HANDS WERE HEAVY BUT HANDS STAYED UP
Exodus 17:12
"But Moses’ hands were heavy; and they took a stone, and put it under him, and he sat thereon; and Aaron and Hur stayed up his hands, the one on the one side, and the other on the other side; and his hands were steady until the going down of the sun."
Hands were heavy but hands stayed up…
Exodus 17:12 becomes a mirror for how we endure, how we support one another, and how God works through community when our strength runs out.
WHAT THIS MOMENT REVEALS ABOUT US
The core truth: Our hands get heavy, but God never intended us to hold them up alone.
1. HUMAN WEAKNESS — “Moses’ hands were heavy”
Moses 1:10
"And it came to pass that it was for the space of many hours before Moses did again receive his natural strength like unto man; and he said unto himself: Now, for this cause I know that man is nothing, which thing I never had supposed."
We feel this.
We know what it is for our resolve to shake, our faith to tire, our endurance to thin out.
This verse gives us permission to admit that we get tired even while doing God’s work.
Weakness is not failure; it is the place where God invites community.
2. SHARED STRENGTH — “Aaron and Hur stayed up his hands”
Moses 7:18
"And the Lord called his people Zion, because they were of one heart and one mind, and dwelt in righteousness; and there was no poor among them."
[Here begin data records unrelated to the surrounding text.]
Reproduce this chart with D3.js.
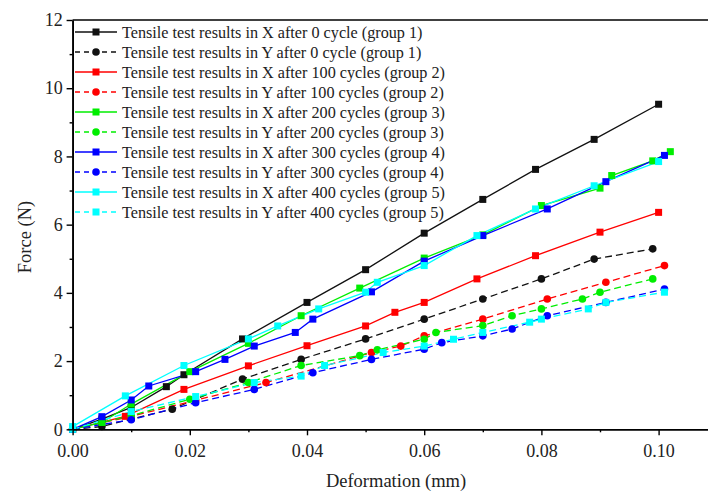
<!DOCTYPE html>
<html>
<head>
<meta charset="utf-8">
<script src="https://cdn.jsdelivr.net/npm/d3@7"></script>
<style>
  body { margin: 0; background: #fff; }
  svg { display: block; font-family: "Liberation Serif", "Times New Roman", serif; }
</style>
</head>
<body>
<div id="chart"></div>
<script>
// tensile test series, [deformation mm, force N]
const X_G1 = [[0,0],[0.005,0.3],[0.01,0.64],[0.016,1.25],[0.019,1.6],[0.029,2.65],[0.04,3.72],[0.05,4.68],[0.06,5.75],[0.07,6.74],[0.079,7.62],[0.089,8.5],[0.1,9.53]]
const Y_G1 = [[0,0],[0.005,0.08],[0.01,0.3],[0.017,0.59],[0.029,1.47],[0.039,2.05],[0.05,2.65],[0.06,3.23],[0.07,3.82],[0.08,4.41],[0.089,4.99],[0.099,5.29]]
const X_G2 = [[0,0],[0.009,0.38],[0.019,1.17],[0.03,1.86],[0.04,2.45],[0.05,3.03],[0.055,3.43],[0.06,3.72],[0.069,4.41],[0.079,5.09],[0.09,5.78],[0.1,6.36]]
const Y_G2 = [[0,0],[0.01,0.38],[0.021,0.85],[0.033,1.37],[0.051,2.25],[0.056,2.44],[0.06,2.74],[0.07,3.23],[0.081,3.82],[0.091,4.31],[0.101,4.8]]
const X_G3 = [[0,0],[0.005,0.2],[0.01,0.74],[0.02,1.69],[0.03,2.52],[0.039,3.33],[0.049,4.14],[0.06,5.02],[0.07,5.7],[0.08,6.56],[0.09,7.07],[0.092,7.44],[0.099,7.87],[0.102,8.14]]
const Y_G3 = [[0,0],[0.01,0.4],[0.02,0.88],[0.03,1.37],[0.039,1.87],[0.049,2.16],[0.052,2.33],[0.06,2.64],[0.062,2.84],[0.07,3.04],[0.075,3.33],[0.08,3.53],[0.087,3.82],[0.09,4.02],[0.099,4.41]]
const X_G4 = [[0,0],[0.005,0.37],[0.01,0.86],[0.013,1.27],[0.021,1.69],[0.026,2.05],[0.031,2.44],[0.038,2.84],[0.041,3.23],[0.051,4.03],[0.06,4.93],[0.07,5.68],[0.081,6.46],[0.091,7.26],[0.101,8.03]]
const Y_G4 = [[0,0],[0.01,0.28],[0.021,0.78],[0.031,1.17],[0.041,1.66],[0.051,2.05],[0.06,2.35],[0.063,2.54],[0.07,2.74],[0.075,2.94],[0.081,3.33],[0.091,3.72],[0.101,4.11]]
const X_G5 = [[0,0.08],[0.009,0.98],[0.019,1.87],[0.03,2.65],[0.035,3.03],[0.042,3.53],[0.05,4.02],[0.052,4.31],[0.06,4.8],[0.069,5.68],[0.079,6.46],[0.089,7.14],[0.1,7.85]]
const Y_G5 = [[0,0],[0.01,0.52],[0.021,0.96],[0.031,1.37],[0.039,1.56],[0.043,1.87],[0.053,2.25],[0.06,2.44],[0.065,2.64],[0.07,2.84],[0.078,3.14],[0.08,3.23],[0.088,3.53],[0.091,3.72],[0.101,4.02]]

const LABELS = [
  'Tensile test results in X after 0 cycle (group 1)',
  'Tensile test results in Y after 0 cycle (group 1)',
  'Tensile test results in X after 100 cycles (group 2)',
  'Tensile test results in Y after 100 cycles (group 2)',
  'Tensile test results in X after 200 cycles (group 3)',
  'Tensile test results in Y after 200 cycles (group 3)',
  'Tensile test results in X after 300 cycles (group 4)',
  'Tensile test results in Y after 300 cycles (group 4)',
  'Tensile test results in X after 400 cycles (group 5)',
  'Tensile test results in Y after 400 cycles (group 5)'
]
const COLORS = ['#111', '#111', '#ff0000', '#ff0000', '#00ee00', '#00ee00', '#0000ff', '#0000ff', '#00ffff', '#00ffff']
const SHAPES = ['square', 'circle', 'square', 'circle', 'square', 'circle', 'square', 'circle', 'square', 'square']
const DATA = [X_G1, Y_G1, X_G2, Y_G2, X_G3, Y_G3, X_G4, Y_G4, X_G5, Y_G5]

const X_TICKS = [0, 0.02, 0.04, 0.06, 0.08, 0.10]
const Y_TICKS = [0, 2, 4, 6, 8, 10, 12]

const W = 708, H = 491
const mLeft = 72.6, mTop = 20, mBottom = 429.3

const x = d3.scaleLinear().domain([0, 0.11]).range([mLeft, mLeft + 0.11 * 5860])
const y = d3.scaleLinear().domain([0, 12]).range([mBottom, mTop])

const svg = d3.select('#chart').append('svg')
  .attr('width', W)
  .attr('height', H)

// lines
const line = d3.line().x(d => x(d[0])).y(d => y(d[1]))

DATA.forEach((s, i) => {
  svg.append('path')
    .datum(s)
    .attr('d', line)
    .attr('fill', 'none')
    .attr('stroke', COLORS[i])
    .attr('stroke-width', 1.3)
    .attr('stroke-dasharray', i % 2 ? '7,4' : null)
})

const drawMarker = (g, shape, color, cx, cy) => {
  if (shape === 'circle') {
    g.append('circle').attr('cx', cx).attr('cy', cy).attr('r', 3.8).attr('fill', color)
  } else {
    g.append('rect').attr('x', cx - 3.5).attr('y', cy - 3.5).attr('width', 7).attr('height', 7).attr('fill', color)
  }
}

DATA.forEach((s, i) => {
  const g = svg.append('g')
  s.forEach(d => drawMarker(g, SHAPES[i], COLORS[i], x(d[0]), y(d[1])))
})

// axes
const xAxis = svg.append('g')
  .attr('transform', `translate(0,${mBottom})`)
  .call(d3.axisBottom(x).tickValues(X_TICKS).tickFormat(d3.format('.2f')).tickSize(6).tickSizeOuter(0))
svg.append('g')
  .attr('transform', `translate(0,${mBottom})`)
  .call(d3.axisBottom(x).tickValues([0.01, 0.03, 0.05, 0.07, 0.09]).tickFormat('').tickSize(3).tickSizeOuter(0))

const yAxis = svg.append('g')
  .attr('transform', `translate(${mLeft},0)`)
  .call(d3.axisLeft(y).tickValues(Y_TICKS).tickSize(6).tickSizeOuter(0))
svg.append('g')
  .attr('transform', `translate(${mLeft},0)`)
  .call(d3.axisLeft(y).tickValues([1, 3, 5, 7, 9, 11]).tickFormat('').tickSize(3).tickSizeOuter(0))

svg.selectAll('.domain').attr('stroke', '#000').attr('stroke-width', 1.6)
svg.selectAll('.tick line').attr('stroke', '#000').attr('stroke-width', 1.4)
svg.selectAll('.tick text')
  .attr('font-family', '"Liberation Serif", serif')
  .attr('font-size', 18)
  .attr('fill', '#222')
xAxis.selectAll('.tick text').attr('dy', '1.05em')
yAxis.selectAll('.tick text').attr('dx', '-0.05em')

// top frame
svg.append('line')
  .attr('x1', mLeft).attr('x2', W)
  .attr('y1', mTop).attr('y2', mTop)
  .attr('stroke', '#000').attr('stroke-width', 1.6)

// axis titles
svg.append('text')
  .attr('x', 396).attr('y', 487)
  .attr('text-anchor', 'middle')
  .attr('font-size', 18.5)
  .attr('fill', '#222')
  .text('Deformation (mm)')

svg.append('text')
  .attr('transform', 'translate(31,237) rotate(-90)')
  .attr('text-anchor', 'middle')
  .attr('font-size', 18.5)
  .attr('fill', '#222')
  .text('Force (N)')

// legend
const legend = svg.append('g')
LABELS.forEach((lab, i) => {
  const ly = 32 + i * 20
  legend.append('line')
    .attr('x1', 75).attr('x2', 117)
    .attr('y1', ly).attr('y2', ly)
    .attr('stroke', COLORS[i])
    .attr('stroke-width', 1.3)
    .attr('stroke-dasharray', i % 2 ? '5,4' : null)
  drawMarker(legend, SHAPES[i], COLORS[i], 96, ly)
  legend.append('text')
    .attr('x', 122).attr('y', ly + 5.5)
    .attr('font-size', 16.2)
    .attr('fill', '#222')
    .text(lab)
})
</script>
</body>
</html>
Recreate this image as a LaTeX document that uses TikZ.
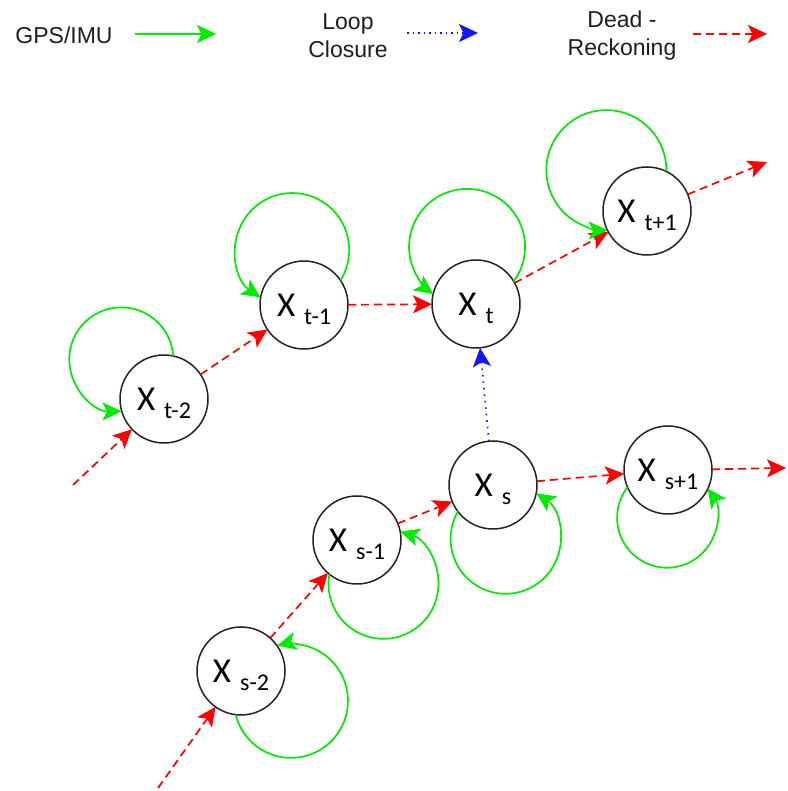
\documentclass[tikz,border=0pt]{standalone}
\usepackage{fontspec}
\setmainfont{Liberation Sans}
\newfontfamily\statefont{Carlito}
\usetikzlibrary{arrows.meta}

\definecolor{gpsgreen}{RGB}{0,235,0}
\definecolor{drred}{RGB}{255,0,0}
\definecolor{lcblue}{RGB}{20,20,255}
\definecolor{rimgray}{RGB}{35,35,35}
\definecolor{legtext}{RGB}{30,30,30}

% "X" with its index set low and to the right
\newcommand\statelabel[1]{{\statefont\fontsize{35}{35}\selectfont X\hspace{9pt}\smash{\raisebox{-8pt}{\fontsize{24}{24}\selectfont #1}}}}

\tikzset{
  tip/.style={-{Stealth[length=19pt,width=18pt,inset=4.5pt]}},
  state/.style={circle,draw=rimgray,line width=1.5pt,minimum size=88pt,inner sep=0pt,outer sep=0pt,fill=white},
  gps/.style={tip,draw=gpsgreen,line width=1.7pt},
  deadreck/.style={tip,draw=drred,line width=1.7pt,dash pattern=on 8pt off 5pt},
  loopcl/.style={tip,draw=lcblue,line width=1.7pt,dash pattern=on 1.5pt off 5pt},
  legend/.style={align=center,text=legtext,font=\fontsize{23}{28}\selectfont,inner sep=0pt},
}

\begin{document}
\begin{tikzpicture}[x=1pt,y=1pt]
\useasboundingbox (0,0) rectangle (787,791);

% ---- legend ----
\node[legend] (lgps) at (64,756) {GPS/IMU};
\coordinate (lg1) at (135,757);
\coordinate (lg2) at (216,757);
\draw[gps] (lg1) -- (lg2);

\node[legend] (lloop) at (348,755) {Loop\\Closure};
\coordinate (lb1) at (407,758);
\coordinate (lb2) at (478,758);
\draw[loopcl, dash pattern=on 1.5pt off 4pt] (lb1) -- (lb2);

\node[legend] (ldr) at (622,755) {Dead -\\Reckoning};
\coordinate (lr1) at (693,757);
\coordinate (lr2) at (767,757);
\draw[deadreck] (lr1) -- (lr2);

% ---- states of the current trajectory ----
\node[state] (t2) at (164,392) {\statelabel{t-2}};
\node[state] (t1) at (304,486) {\statelabel{t-1}};
\node[state] (t0) at (476,487) {\statelabel{t}};
\node[state] (tp) at (647,580) {\statelabel{t+1}};

% ---- states of the earlier pass ----
\node[state] (s2) at (241,120) {\statelabel{s-2}};
\node[state] (s1) at (357,251) {\statelabel{s-1}};
\node[state] (s0) at (493,306) {\statelabel{s}};
\node[state] (sp) at (668,321) {\statelabel{s+1}};

\coordinate (t2in)  at (73,306);
\coordinate (tpout) at (767,629);
\coordinate (s2in)  at (158,3);
\coordinate (spout) at (786,323);

% dead-reckoning chain
\draw[deadreck] (t2in) -- (t2);
\draw[deadreck] (t2) -- (t1);
\draw[deadreck] (t1) -- (t0);
\draw[deadreck] (t0) -- (tp);
\draw[deadreck] (tp) -- (tpout);
\draw[deadreck] (s2in) -- (s2);
\draw[deadreck] (s2) -- (s1);
\draw[deadreck] (s1) -- (s0);
\draw[deadreck] (s0) -- (sp);
\draw[deadreck] (sp) -- (spout);

% loop closure
\draw[loopcl] (s0) -- (t0);

% GPS/IMU self-loops: a circular arc of radius \R whose centre lies at
% distance \D from the state centre, in direction \p
\foreach \n/\p/\D/\R in {t2/137/58/52, t1/102/56/57, t0/99/58/58, tp/135/58/60,
                         s2/329/58/57, s1/301/51/55, s0/283/55/55, sp/269/48/50} {
  \pgfmathsetmacro\al{acos((1936+\D*\D-\R*\R)/(88*\D))}
  \pgfmathsetmacro\be{atan2(-44*sin(\al), 44*cos(\al)-\D)}
  \pgfmathtruncatemacro\sa{round(\p-\al)}
  \draw[gps] (\n.\sa) arc[start angle=\p+\be, end angle=\p-\be, radius=\R pt];
}
\end{tikzpicture}
\end{document}
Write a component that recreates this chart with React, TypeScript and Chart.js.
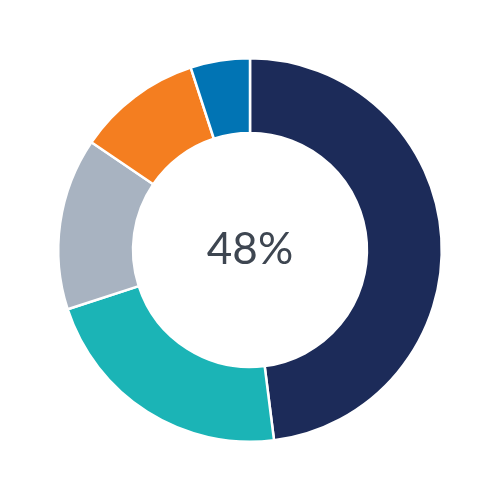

Moses didn’t win the battle by being superhuman.
He won because he wasn’t alone.
Aaron and Hur didn’t take over the task;
they simply held up what Moses could no longer hold up by himself.
This teaches us that:
- We are meant to lean on each other.
- We are meant to be leaned on.
- Deliverance is a community project, not a solo performance.
3. STEADINESS THROUGH SUPPORT — “His hands were steady until the going down of the sun”
Moses 6:34
"Behold my Spirit is upon you, wherefore all thy words will I justify; and the mountains shall flee before you, and the rivers shall turn from their course; and thou shalt abide in me, and I in you; therefore walk with me."
The steadiness didn’t come from Moses’ strength.
It came from shared endurance.
When we allow others to hold us up:
- Our faith becomes steadier.
- Our burdens become lighter.
- Our battles become winnable.
God’s pattern is clear:
We stay steady because we stay together.
WHAT THIS MEANS FOR OUR LIVES
Moses 7:33–34
"And unto thy brethren have I said, and also given commandment, that they should love one another, and that they should choose me, their Father; but behold, they are without affection, and they hate their own blood;"
"And the fire of mine indignation is kindled against them; and in my hot displeasure will I send in the floods upon them, for my fierce anger is kindled against them."
These verses show us what happens when people refuse to lift one another — when affection dies, when connection breaks, when no one carries anyone else.
They reveal the opposite of Zion, the opposite of Aaron and Hur, the opposite of God’s pattern.
So for us, the invitation becomes clear:
We don’t hide our heaviness
We stop pretending we’re fine.
We stop isolating when we’re overwhelmed.
We let others see the weight we’re carrying.
We let others lift with us
God often answers our prayers through the hands of the people around us.
We become Aaron and Hur for someone else
Someone near us is fighting a battle they cannot win alone.
We step in.
We lift.
We steady.
We stay until the sun goes down.
THE PRINCIPLE
When our hands grow heavy, God sustains us through the people He places beside us.
Deliverance comes when we lift together.
WHEN WE LIFT, WE LAST
Exodus 17 has shown us that our hands grow heavy, our strength runs thin, and our endurance falters, but God surrounds us with people who steady us when we cannot steady ourselves. Moses, Aaron, and Hur teach us that weakness is not the end of the story; shared strength is. We become a people who endure because we endure together. We become steady because someone stands beside us. Deliverance comes when we lift as one.
WE ARE FORMED BY THE HANDS BESIDE US
This study reminds us that God never intended us to walk alone. Our heaviness is not a burden to hide but an invitation to connection. Our battles are not meant to be fought in isolation but in community. When we let others lift with us, we discover that God has already placed the right people at our side. And when we step in to lift someone else, we become part of God’s answer to their prayer. This is how we become Zion — one heart, one mind, one shared endurance.
HE HOLDS US THROUGH ONE ANOTHER
I testify that God sees our heaviness, honors our humanity, and meets us in our weakness with His strength. I know He places people in our lives to steady us when we cannot stand on our own. Sometimes those people are just lessons. I know He calls us to be those same steadying hands for others. Christlike, not selfish or contentious. As we walk with Him and with each other, we become a people who do not fall when the sun goes down. We become a people upheld by His Spirit and by His love working through us. And I know He is shaping us into a community where no one fights alone and no one’s hands stay heavy for long. If we choose to make the choice in being a disciple of Christ Jesus the Nazarene, and not one of our own understanding. Amen.